Mank (id.) – de David Fincher – 2020
Six ans après son précédent film (Gone Girl), Fincher signe une pure merveille, dont on sort avec tout à la fois le sourire, l’œil humide, et un amour démultiplié pour le cinéma et pour ceux qui le font. C’est un véritable miracle que réussit Fincher, avec ce film évoquant la genèse de Citizen Kane sous la plume du scénariste Herman Mankiewicz.
Dans le Hollywood des années 1930 que l’on découvre, à peu près tout le monde est cynique, manipulateur ou acide. La palme à Louis B. Mayer, puissant patron de la MGM et véritable ordure capable de pleurer devant ses employés pour leur faire accepter qu’ils baissent leurs salaires dans cette Amérique de la Dépression, en grand comédien cynique. Thalberg est plus honnête, mais pas plus intègre. Et Joseph L. Mankiewicz, le petit frère pas encore grand cinéaste, est un ambitieux qui sait où est intérêt. Orson Welles lui-même est un égocentrique guère séduisant…
Pourtant, Fincher filme ce Hollywood des débuts du parlant comme un paradis perdu, où le cinéma est la religion de tout le monde. Ils ont beau être odieux ou minables, tous sont habités par la création cinématographique. Hollywood était cruel ? Oui, mais on y faisait du cinéma, avec passion et dévotion.
Et le fait que Fincher tourne ce film pour Netflix, sans passer par la salle, dit tellement de l’état actuel du cinéma. On en pleurerait, si Fincher ne nous démontrait pas avec un tel éclat que le cinéma, le vrai avait encore sa place, ici ou là. Mank est plus qu’un cri d’amour au cinéma, c’est un grand film purement cinématographique, qui semble tourné pour d’immenses écrans de salles obscures.
Les grands espaces du désert du Mojave qui entourent la maison où Mank, alité après un accident, doit écrire le scénario de Citizen Kane… La vie trépidante des studios de la MGM… Les soirées exubérantes dans le domaine de William Randolph Hearst… Il y a dans Mank l’ampleur et la richesse formelle des grands films hollywoodiens.
Il y a aussi beaucoup de références à ce Hollywood-là en général (jusqu’aux marques de changement de bobines, disparues avec le numérique, et dont on réalise avec un pincement ce qu’elles représentaient : la place de l’homme dans le cinéma, de l’écriture à la projection), et à Citizen Kane en particulier bien sûr : la main qui lâche la bouteille, le motif de la luge de Kane sur le fauteuil de Mank… et l’image fugitive de cette « femme en blanc croisée sur un bateau »…
Pour apprécier le film à sa juste valeur, sans doute faut-il avoir vu Citizen Kane, connaître Marion Davies, Louis B. Mayer ou Irving Thalberg.
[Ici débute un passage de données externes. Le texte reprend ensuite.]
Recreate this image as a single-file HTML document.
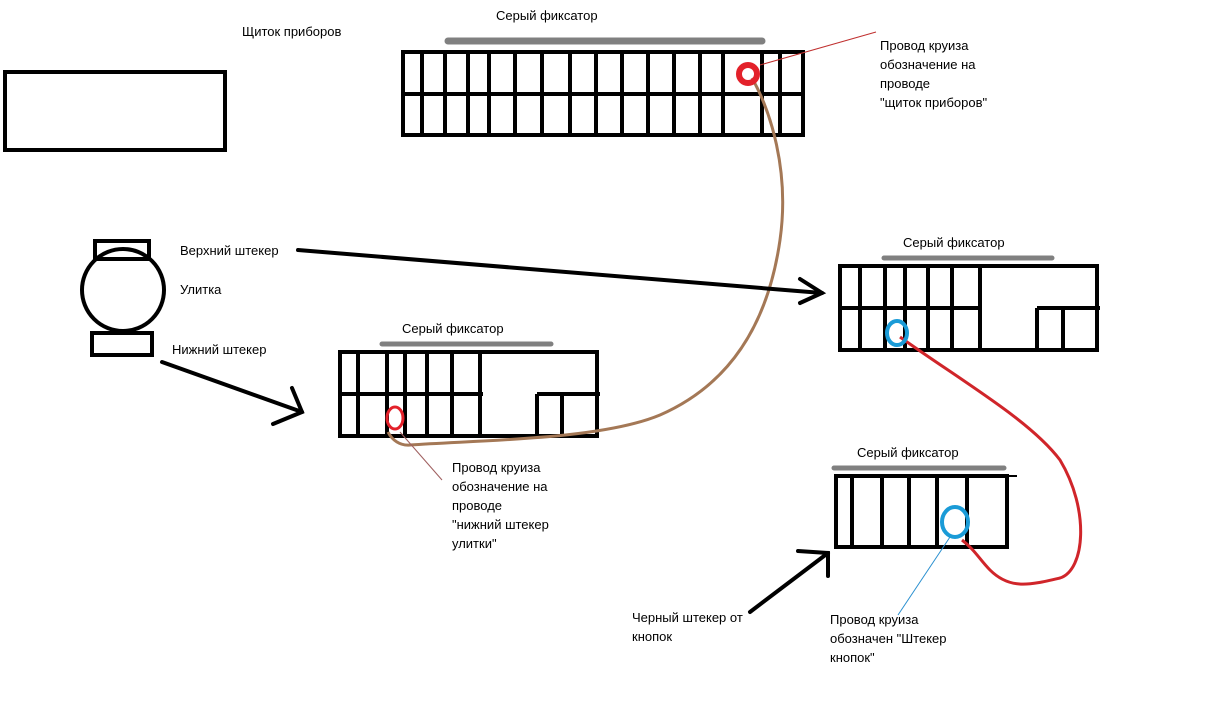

Mais Fincher signe un vrai, un grand film de fiction, prenant quelques libertés (le personnage de Shelly Metcalf, réalisateur qui vend son âme et ne s’en remet pas, n’existe pas dans la vraie vie) pour réhabiliter les vrais auteurs, ceux qui font des films sans compromission avec le cœur, les tripes, et en dépit de tout.
Inutile de préciser que Gary Oldman est immense dans ce rôle, à sa démesure mais tout en finesse. Grande prestation pour un grand film. Fincher, avec ce film écrit par son père il y a près de trente ans et tourné en noir et blanc, semble avoir encore franchi un cap. A la fois cinéaste classique, grand inventeur de forme (une scène d’ivresse extraordinaire au cœur du film), et amoureux du cinéma. Il est grand, son film est grand, et il fait un bien fou.